Pretty simple: a white blouse, purple skirt, and grey wig. And indeed, it was pretty quick to put together. The key was finding the accessories: I would need a Tweety bird and a Sylvester.
Fortunately, I had a Sylvester doll that I inherited from my mother (Sylvester was her favorite character). A friend provided me with a small Tweety figurine that was perfectly in scale with Sylvester, and I rounded it out with a small cage purchased at a craft store.
I'll be honest: I really thought nobody would recognize the character. But I was wrong! I got a lot of people shrieking "Granny!" and taking my picture. And they even recognized the character before they saw Tweety and Sylvester! I was very happy, especially because it was a very comfortable costume. I was able to help Ian get around, guiding his hand onto escalator handrails and making sure he wasn't about to walk into anything.
To give you an idea of the scale of Ian's costume, here's a picture of the two of us together.

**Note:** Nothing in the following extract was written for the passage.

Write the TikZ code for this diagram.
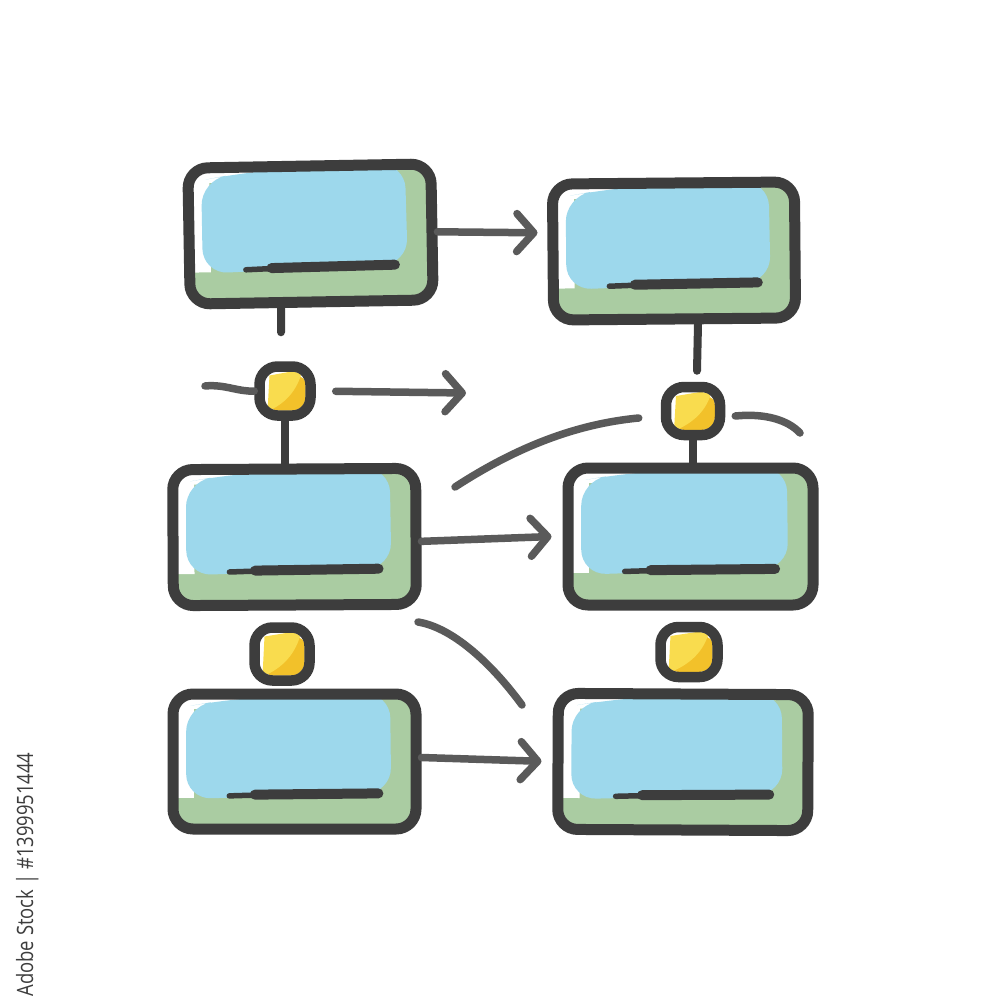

Diana's CostumeThis year, Diana decided she wanted to create her own character. She discovered she has a knack for fixing costume issues, so she created her own superhero: Cosplay Rescue!
The basis for the costume was this sketch:
She designed the logo herself, and I cut it out of heat-set vinyl (using my Silhouette Cameo). She made the "needle" out of wood. I made the red top with the attached cape, plus the "utility belt." The belt was stocked with all sorts of repair supplies: glue, tape, pins, thread, bobby pins... She had a veritable hardware store in there. And during the convention, she repaired more than a dozen costumes!
Here she is in action, fixing a cosplayer's wig that had started to slide off.
It was so funny to have people come up to her during the day and ask, very tentatively, "Are you really doing Cosplay Rescue?" She would then manage to pull out just what they needed to fix their costumes.
Doing the Cosplay Rescue was so much fun for her that she and I are planning on doing it in an official capacity at next year's Otakon! So I'll be making my own shirt and cape next year, and will be helping her.
By the way, did you notice the button earrings and the thread spool bracelets? Those were such fun finishing touches!